Haroun change les règles du stand-up tout et donne à chacun l’impression qu’il pourrait en faire autant. A tort

 

Sur le net, tout le monde est critique de restaurant, de théâtre, de cinéma. Pourquoi tout le monde ne serait pas humoriste ? Haroun a 34 ans. Ses blagues ne sont pas plus mauvaises que celles de ses confrères du stand-up : une phrase : une chute. Les thèmes sont en gros les mêmes que celles de sa génération, internet, les religions etc. et ses références aussi à une différence près : il cite Blanche Gardin. Rare sont les humoristes qui se réfèrent à des confrères de l’autre sexe (ou des autres sexes faut-il dire désormais même si on attend impatiemment l’humour trans).
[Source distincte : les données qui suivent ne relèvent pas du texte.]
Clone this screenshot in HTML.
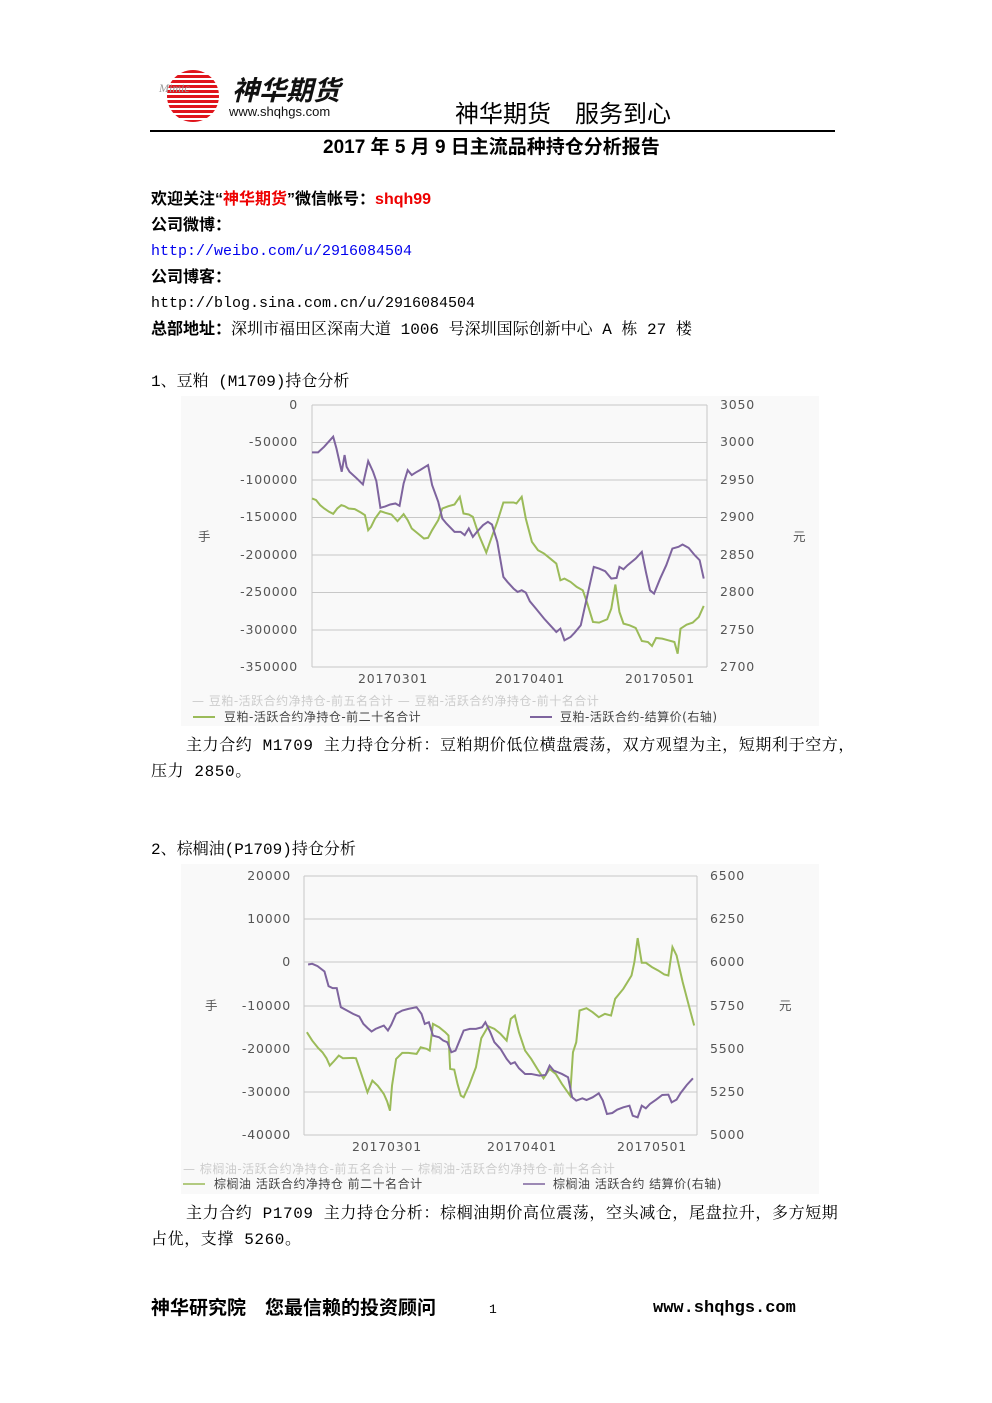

Ce qui différencie Haroun, c’est son non-jeu. Celui-ci est total. Sans équivalent. Il bouge peu, sa voix n’a pas un grain particulièrement agréable et il est vêtu comme un étudiant en commerce, ce qu’il fut. Même Desproges faisait des efforts. Il appelait ça des cascades. Gaspard Proust qui semble toujours pressé de quitter la scène pour aller écouter Chostakovitch en sirotant un verre de Chasse-Spleen c’est Laurence Olivier à côté. Haroun c’est le timide de la classe (et non le premier de la classe, pourquoi serait-il le premier, parce qu’il chausse des lunettes ?), le type qui donne, à tort, l’impression de prendre sur lui pour monter devant le public pour raconter ses vannes. D’où l’identification de tous les timides qui veulent leur portion de gloire et de rires. Et qui sont nombreux comme chacun sait.